Defendant asserts that the State’s evidence showed only a violation of G.S. 14-56 (Supp. 1979), which prohibits breaking and entering “any railroad car, motor vehicle, trailer, aircraft, boat, or other watercraft of any kind containing any goods, wares, freight, or other thing of value. ...” Defendant contends that the trial court erred in denying defendant’s motion to quash the indictment.

The question presented is whether an unoccupied mobile home not affixed to the premises and intended for retail sale, is a “building” within the meaning of G.S. 14-54. We hold that it is. A mobile home is clearly a “structure designed to house or secure within it ... activity or property.” Such a structure that is uninhabited or under construction also is within the statute’s language.

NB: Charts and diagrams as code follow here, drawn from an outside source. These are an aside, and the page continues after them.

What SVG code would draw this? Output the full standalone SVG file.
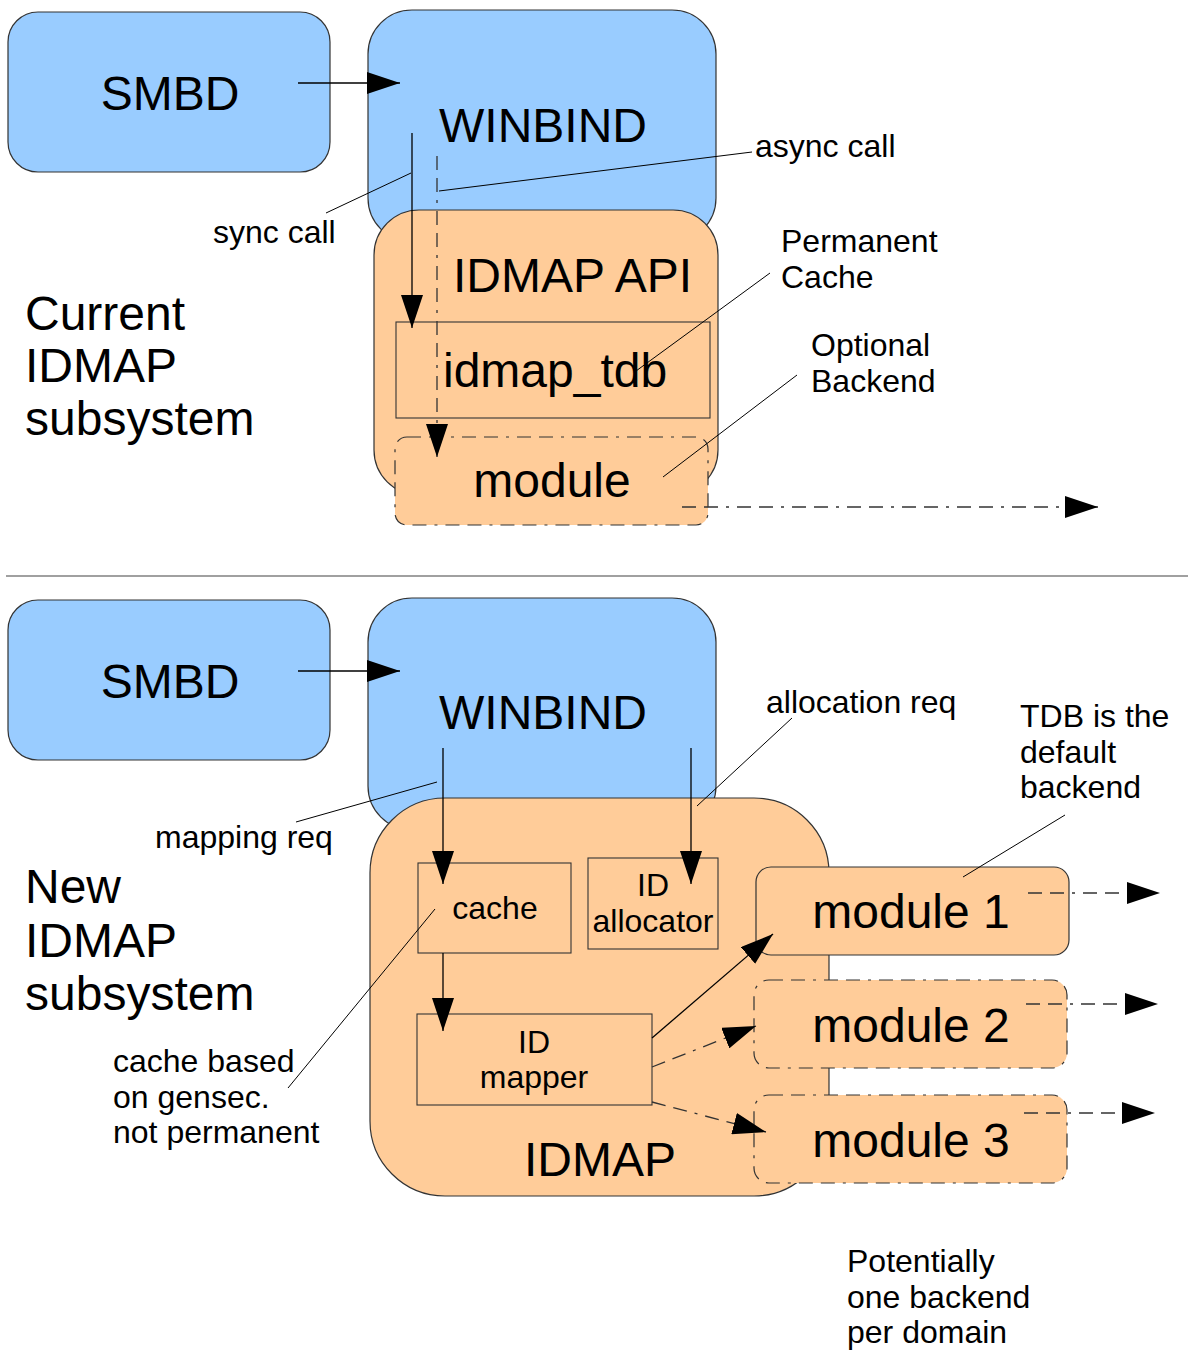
<svg xmlns="http://www.w3.org/2000/svg" width="1193" height="1355" viewBox="0 0 1193 1355">
<defs>
<marker id="ah" markerUnits="userSpaceOnUse" markerWidth="34" markerHeight="22" refX="33" refY="11" orient="auto" viewBox="0 0 34 22">
<path d="M0,0 L33,11 L0,22 z" fill="#000"/>
</marker>
</defs>
<style>
.blue{fill:#99ccff;stroke:#333;stroke-width:1.2}
.org{fill:#ffcc99;stroke:#333;stroke-width:1.2}
.orgd{fill:#ffcc99;stroke:#333;stroke-width:1.2;stroke-dasharray:14 8 14 8 3 8}
.rect{fill:none;stroke:#333;stroke-width:1.1}
.big{font-family:"Liberation Sans",Arial,sans-serif;font-size:48px;fill:#000}
.sm{font-family:"Liberation Sans",Arial,sans-serif;font-size:32px;fill:#000}
.arr{fill:none;stroke:#000;stroke-width:1.3;marker-end:url(#ah)}
.darr{fill:none;stroke:#333;stroke-width:1.3;stroke-dasharray:14 8 14 8 3 8;marker-end:url(#ah)}
.lead{fill:none;stroke:#000;stroke-width:1}
</style>
<rect width="1193" height="1355" fill="#fff"/>

<!-- TOP SECTION -->
<g id="smbd1"><rect class="blue" x="8" y="12" width="322" height="160" rx="30"/><text class="big" x="170" y="110" text-anchor="middle">SMBD</text></g>
<g id="winbind1"><rect class="blue" x="368" y="10" width="348" height="232" rx="44"/><text class="big" x="439" y="142">WINBIND</text></g>
<g id="idmapapi"><rect class="org" x="374" y="210" width="344" height="285" rx="45"/><text class="big" x="453" y="292">IDMAP API</text></g>
<g id="idmaptdb"><rect class="rect" x="396" y="322" width="314" height="96"/><text class="big" x="443" y="387">idmap_tdb</text></g>
<g id="module"><rect class="orgd" x="395" y="437" width="313" height="88" rx="12"/><text class="big" x="552" y="497" text-anchor="middle">module</text></g>
<g id="label-current"><text class="big" x="25" y="330">Current</text><text class="big" x="25" y="382">IDMAP</text><text class="big" x="25" y="435">subsystem</text></g>
<g id="label-sync"><text class="sm" x="213" y="243">sync call</text></g>
<g id="label-async"><text class="sm" x="755" y="157">async call</text></g>
<g id="label-perm"><text class="sm" x="781" y="252">Permanent</text><text class="sm" x="781" y="288">Cache</text></g>
<g id="label-opt"><text class="sm" x="811" y="356">Optional</text><text class="sm" x="811" y="392">Backend</text></g>

<line x1="6" y1="576" x2="1188" y2="576" stroke="#808080" stroke-width="1.3"/>

<!-- BOTTOM SECTION -->
<g id="smbd2"><rect class="blue" x="8" y="600" width="322" height="160" rx="30"/><text class="big" x="170" y="698" text-anchor="middle">SMBD</text></g>
<g id="winbind2"><rect class="blue" x="368" y="598" width="348" height="232" rx="44"/><text class="big" x="439" y="729">WINBIND</text></g>
<g id="idmap"><rect class="org" x="370" y="798" width="459" height="398" rx="75"/><text class="big" x="600" y="1176" text-anchor="middle">IDMAP</text></g>
<g id="cache"><rect class="rect" x="418" y="863" width="153" height="90"/><text class="sm" x="495" y="919" text-anchor="middle">cache</text></g>
<g id="idalloc"><rect class="rect" x="588" y="858" width="130" height="91"/><text class="sm" x="653" y="896" text-anchor="middle">ID</text><text class="sm" x="653" y="932" text-anchor="middle">allocator</text></g>
<g id="idmapper"><rect class="rect" x="417" y="1014" width="235" height="91"/><text class="sm" x="534" y="1053" text-anchor="middle">ID</text><text class="sm" x="534" y="1088" text-anchor="middle">mapper</text></g>
<g id="module1"><rect class="org" x="756" y="867" width="313" height="88" rx="15"/><text class="big" x="911" y="928" text-anchor="middle">module 1</text></g>
<g id="module2"><rect class="orgd" x="754" y="980" width="313" height="88" rx="15"/><text class="big" x="911" y="1042" text-anchor="middle">module 2</text></g>
<g id="module3"><rect class="orgd" x="754" y="1095" width="313" height="88" rx="15"/><text class="big" x="911" y="1157" text-anchor="middle">module 3</text></g>
<g id="label-new"><text class="big" x="25" y="903">New</text><text class="big" x="25" y="957">IDMAP</text><text class="big" x="25" y="1010">subsystem</text></g>
<g id="label-mapping"><text class="sm" x="155" y="848">mapping req</text></g>
<g id="label-alloc"><text class="sm" x="766" y="713">allocation req</text></g>
<g id="label-tdb"><text class="sm" x="1020" y="727">TDB is the</text><text class="sm" x="1020" y="763">default</text><text class="sm" x="1020" y="798">backend</text></g>
<g id="label-cachebased"><text class="sm" x="113" y="1072">cache based</text><text class="sm" x="113" y="1108">on gensec.</text><text class="sm" x="113" y="1143">not permanent</text></g>
<g id="label-pot"><text class="sm" x="847" y="1272">Potentially</text><text class="sm" x="847" y="1308">one backend</text><text class="sm" x="847" y="1343">per domain</text></g>

<!-- CONNECTORS -->
<g id="connectors">
<line class="arr" x1="298" y1="83" x2="400" y2="83"/>
<line class="arr" x1="412" y1="133" x2="412" y2="328"/>
<line class="darr" x1="437" y1="156" x2="437" y2="457"/>
<line class="darr" x1="682" y1="507" x2="1098" y2="507"/>
<line class="lead" x1="411" y1="173" x2="326" y2="213"/>
<line class="lead" x1="439" y1="191" x2="752" y2="152"/>
<line class="lead" x1="770" y1="273" x2="636" y2="371"/>
<line class="lead" x1="797" y1="375" x2="663" y2="477"/>

<line class="arr" x1="298" y1="671" x2="400" y2="671"/>
<line class="arr" x1="443" y1="748" x2="443" y2="884"/>
<line class="arr" x1="691" y1="748" x2="691" y2="884"/>
<line class="arr" x1="443" y1="953" x2="443" y2="1031"/>
<line class="arr" x1="652" y1="1038" x2="773" y2="934"/>
<line class="darr" x1="652" y1="1067" x2="756" y2="1026"/>
<line class="darr" x1="652" y1="1102" x2="766" y2="1132"/>
<line class="darr" x1="1028" y1="893" x2="1160" y2="893"/>
<line class="darr" x1="1026" y1="1004" x2="1158" y2="1004"/>
<line class="darr" x1="1024" y1="1113" x2="1155" y2="1113"/>
<line class="lead" x1="437" y1="782" x2="296" y2="822"/>
<line class="lead" x1="697" y1="806" x2="792" y2="718"/>
<line class="lead" x1="1065" y1="815" x2="963" y2="877"/>
<line class="lead" x1="435" y1="909" x2="288" y2="1088"/>
</g>
</svg>
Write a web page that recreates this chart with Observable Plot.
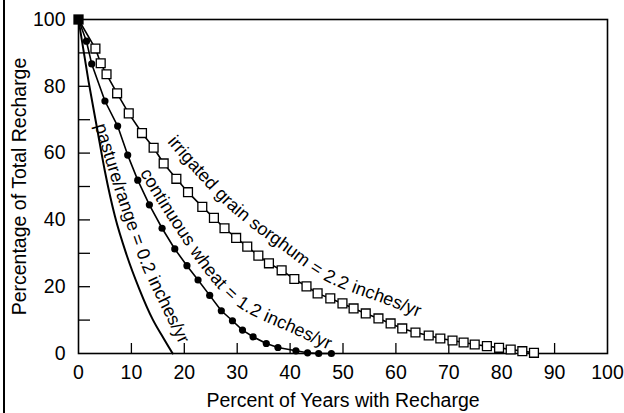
<!DOCTYPE html>
<html><head><meta charset="utf-8">
<script src="https://cdn.jsdelivr.net/npm/d3@7"></script>
<script src="https://cdn.jsdelivr.net/npm/@observablehq/plot@0.6"></script>
<style>
html,body{margin:0;padding:0;background:#fff;}
#wrap{position:relative;width:624px;height:413px;overflow:hidden;}
#edge{position:absolute;left:3px;top:0;width:2px;height:413px;background:#000;}
#wrap svg{position:absolute;left:0;top:0;}
</style></head><body>
<div id="wrap"><div id="edge"></div></div>
<script>
// Percent of years with recharge (x) vs percentage of total recharge (y)
const sorghum = [[0,100],[3.2,91.3],[4.2,86.9],[5.3,83.6],[7.3,77.9],[9.5,71.9],[12.0,66.0],[14.2,61.6],[16.1,56.9],[18.5,52.3],[20.7,48.3],[23.4,43.9],[25.6,40.6],[27.6,37.5],[29.8,34.6],[31.9,32.0],[34.0,29.3],[36.0,27.0],[38.4,24.9],[40.8,22.3],[43.1,20.1],[45.2,18.0],[47.6,16.5],[49.9,15.0],[52.0,13.5],[54.3,12.0],[56.7,10.5],[59.0,9.0],[61.2,7.5],[63.7,6.3],[66.2,5.4],[68.4,4.5],[70.7,3.9],[72.8,3.3],[74.9,2.7],[77.2,2.2],[79.5,1.7],[81.7,1.2],[83.9,0.7],[86.1,0.2]];
const wheat = [[0,100],[1.5,93.5],[2.5,86.7],[5.0,75.6],[7.4,68.1],[9.3,59.4],[11.2,51.9],[13.4,44.5],[15.8,37.5],[18.2,31.3],[20.5,26.3],[22.6,22.0],[24.8,17.4],[27.0,12.8],[29.1,9.8],[31.0,7.0],[33.0,5.0],[35.5,3.0],[37.7,1.8],[41.1,0.8],[43.3,0.2],[45.4,0],[47.8,0]];
const pasture = [[0,100],[1.9,81.5],[3.5,67.5],[5.0,54.5],[6.9,41.0],[9.1,29.5],[11.5,19.3],[14.0,10.3],[16.1,4.5],[17.8,0]];
const startPoint = [[0,100]];

const xTicks = [10,20,30,40,50,60,70,80,90];
const xTickLabels = [0,10,20,30,40,50,60,70,80,90,100];
const yTicks = [10,20,30,40,50,60,70,80,90];
const yTickLabels = [0,20,40,60,80,100];
const xTitle = "Percent of Years with Recharge";
const yTitle = "Percentage of Total Recharge";

// curve labels and the guide paths (data units) their text follows
const sorghumLabel = "irrigated grain sorghum = 2.2 inches/yr";
const wheatLabel = "continuous wheat = 1.2 inches/yr";
const pastureLabel = "pasture/range = 0.2 inches/yr";
const sorghumLabelPath = [[17.77,64.37],[22.68,55.39],[30.06,43.41],[38.75,32.93],[47.64,23.05],[58.41,16.47],[65.6,11.98],[70.32,9.28]];
const wheatLabelPath = [[12.7,54.79],[17.6,42.2],[25.1,24.85],[29.0,17.96],[32.2,14.07],[41.2,7.5],[48.2,2.4],[53.5,-1.2]];
const pastureLabelPath = [[4.34,68.56],[7.69,51.29],[11.77,32.34],[13.36,25.84],[18.0,10.6],[21.2,0.0],[22.3,-4.2]];

const font = "'Liberation Sans', Arial, Helvetica, sans-serif";
const axisFont = 19.5;
const chart = Plot.plot({
  width: 624, height: 413,
  marginLeft: 78, marginRight: 17, marginTop: 19, marginBottom: 60,
  x: {domain: [0, 100]},
  y: {domain: [0, 100]},
  style: {fontFamily: font, fontSize: axisFont + "px", color: "#000", background: "transparent", overflow: "visible"},
  marks: [
    Plot.axisY(yTicks, {tickSize: -12, tickFormat: () => "", label: null, strokeWidth: 1.3}),
    Plot.axisY(yTickLabels, {tickSize: 0, tickPadding: 13, label: null, fontSize: axisFont}),
    Plot.axisX(xTicks, {tickSize: -10, tickFormat: () => "", label: null, strokeWidth: 1.3}),
    Plot.axisX(xTickLabels, {tickSize: 0, tickPadding: 12, label: null, fontSize: axisFont}),
    Plot.frame({stroke: "#000", strokeWidth: 1.6}),
    Plot.text([xTitle], {frameAnchor: "bottom", lineAnchor: "middle", textAnchor: "middle", dy: 47.5, fontSize: axisFont, text: d => d}),
    Plot.text([yTitle], {frameAnchor: "left", lineAnchor: "middle", textAnchor: "middle", rotate: -90, dx: -59, fontSize: axisFont, text: d => d}),
    Plot.line(pasture, {x: d => d[0], y: d => d[1], curve: "monotone-x", stroke: "#000", strokeWidth: 2}),
    Plot.line(wheat, {x: d => d[0], y: d => d[1], stroke: "#000", strokeWidth: 1.6}),
    Plot.line(sorghum, {x: d => d[0], y: d => d[1], stroke: "#000", strokeWidth: 1.6}),
    Plot.dot(wheat.filter(d => d[0] > 0), {x: d => d[0], y: d => d[1], r: 3.6, fill: "#000", stroke: null}),
    Plot.dot(sorghum.filter(d => d[0] > 0), {x: d => d[0], y: d => d[1], symbol: "square", r: 5, fill: "#fff", stroke: "#000", strokeWidth: 1.3}),
    Plot.dot(startPoint, {x: d => d[0], y: d => d[1], symbol: "square", r: 5.8, fill: "#000", stroke: null})
  ]
});
document.getElementById("wrap").appendChild(chart);

const svg = d3.select(chart);
// drop the blank labels of the tick-only axes
svg.selectAll("text").filter(function () { return this.textContent.trim() === ""; }).remove();

// text along curves, positioned through the plot's own scales
const sx = chart.scale("x"), sy = chart.scale("y");
const guide = d3.line().curve(d3.curveCatmullRom.alpha(0.5));
[[sorghumLabel, sorghumLabelPath], [wheatLabel, wheatLabelPath], [pastureLabel, pastureLabelPath]].forEach(([txt, path], i) => {
  const pts = path.map(([x, y]) => [sx.apply(x), sy.apply(y)]);
  svg.append("path").attr("id", "labelpath" + i).attr("d", guide(pts)).attr("fill", "none").attr("stroke", "none");
  svg.append("text")
    .attr("font-family", font).attr("font-size", 18).attr("fill", "#000")
    .attr("text-anchor", "start").attr("dy", "0.35em")
    .append("textPath").attr("href", "#labelpath" + i).attr("startOffset", 0).text(txt);
});
</script>
</body></html>
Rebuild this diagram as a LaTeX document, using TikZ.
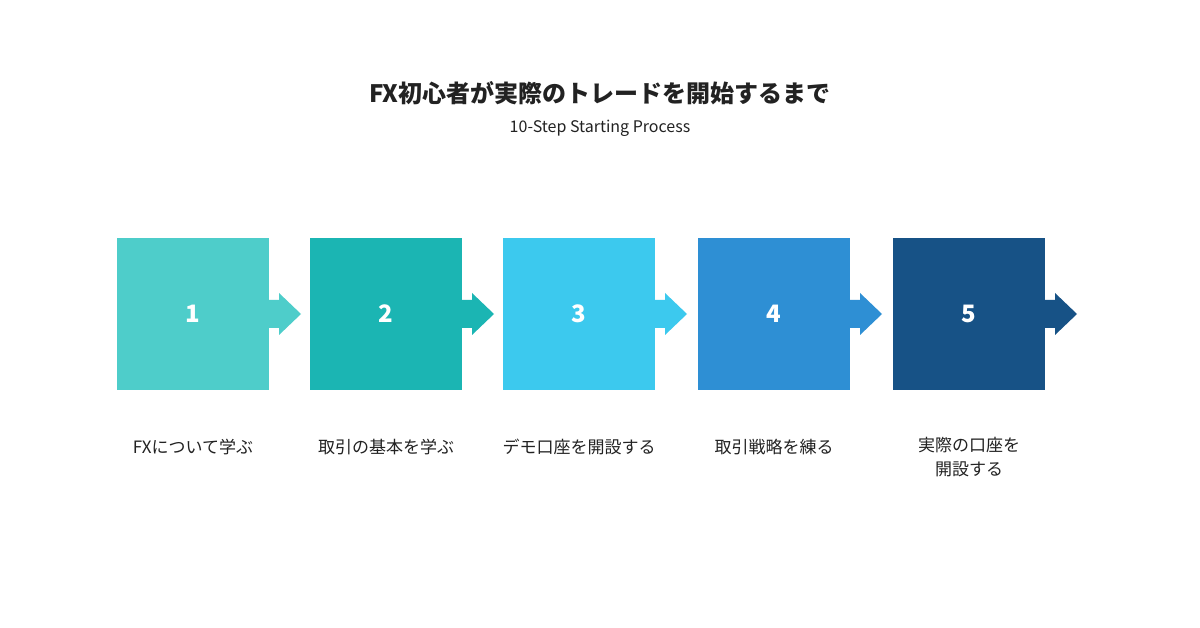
\documentclass[tikz,border=0pt]{standalone}
\usepackage{fontspec}
\setmainfont{Noto Sans CJK JP}
\definecolor{cA}{HTML}{4ECDCA}
\definecolor{cB}{HTML}{1BB5B3}
\definecolor{cC}{HTML}{3CC9EE}
\definecolor{cD}{HTML}{2E8FD4}
\definecolor{cE}{HTML}{175286}
\definecolor{txt}{HTML}{222222}
\begin{document}
\begin{tikzpicture}[x=1pt,y=-1pt,
  sq/.style={fill=#1,minimum size=152pt,inner sep=0,text=white,font=\fontsize{24}{28}\selectfont\bfseries},
  lbl/.style={text=txt,font=\fontsize{17}{24}\selectfont,align=center}]
\useasboundingbox (0,0) rectangle (1200,628);
\fill[white] (0,0) rectangle (1200,628);
\node[text=txt,font=\fontsize{24}{28}\selectfont\bfseries] (title) at (600,93) {FX初心者が実際のトレードを開始するまで};
\node[text=txt,font=\fontsize{16}{20}\selectfont] (sub) at (600,128) {10-Step Starting Process};
\foreach \i/\x/\c/\t in {1/193/cA/FXについて学ぶ,2/386/cB/取引の基本を学ぶ,3/579/cC/デモ口座を開設する,4/774/cD/取引戦略を練る,5/969/cE/{実際の口座を\\開設する}}{
  \node[sq=\c] (s\i) at (\x,314) {\i};
  \fill[\c] (\x+76,300) -- (\x+86,300) -- (\x+86,293) -- (\x+108,314) -- (\x+86,335) -- (\x+86,328) -- (\x+76,328) -- cycle;
}
\node[lbl] (l1) at (193,447) {FXについて学ぶ};
\node[lbl] (l2) at (386,447) {取引の基本を学ぶ};
\node[lbl] (l3) at (579,447) {デモ口座を開設する};
\node[lbl] (l4) at (774,447) {取引戦略を練る};
\node[lbl,anchor=north] (l5) at (969,434) {実際の口座を\\開設する};
\end{tikzpicture}
\end{document}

The mere fact of a mobile home’s capability of being transported from place to place on wheels attached to its frame, should not remove it from the ambit of G.S. 14-54. See, United States v. Lavender, 602 F. 2d 639 (4th Cir., 1979).

Defendant’s final assignment of error concerns the admission of Donald Harwood’s testimony identifying the curtains, bedspread and pillows found in defendant’s vehicle as those items missing from the Conner mobile home. On voir dire Harwood testified that the items found in defendant’s vehicle were the identical color and size as those taken from the mobile home but that he could not “say for a fact that they were ours.” After the voir dire, the trial j udge made findings of fact and concluded that the identification testimony was admissible. There was no error in this ruling. Evidence is relevant if it has any logical *599tendency to prove the fact in issue. See, State v. Collins, 35 N.C. App. 250, 252, 241 S.E. 2d 98, 99 (1978); 1 Stansbury’s N.C. Evidence § 77, at 234 (Brandis rev. 1973). Harwood’s ability to identify the items was sufficient to provide the basis upon which the jury might reasonably infer that the items found in defendant’s vehicle were those taken from the mobile home. See, State v. Bembery, 33 N.C. App. 31, 37, 234 S.E. 2d 33, 37, disc. rev. denied, 293 N.C. 160, 236 S.E. 2d 704 (1977). This assignment of error is overruled.

No error.

Judge Vaughn concurs. Judge Becton dissents.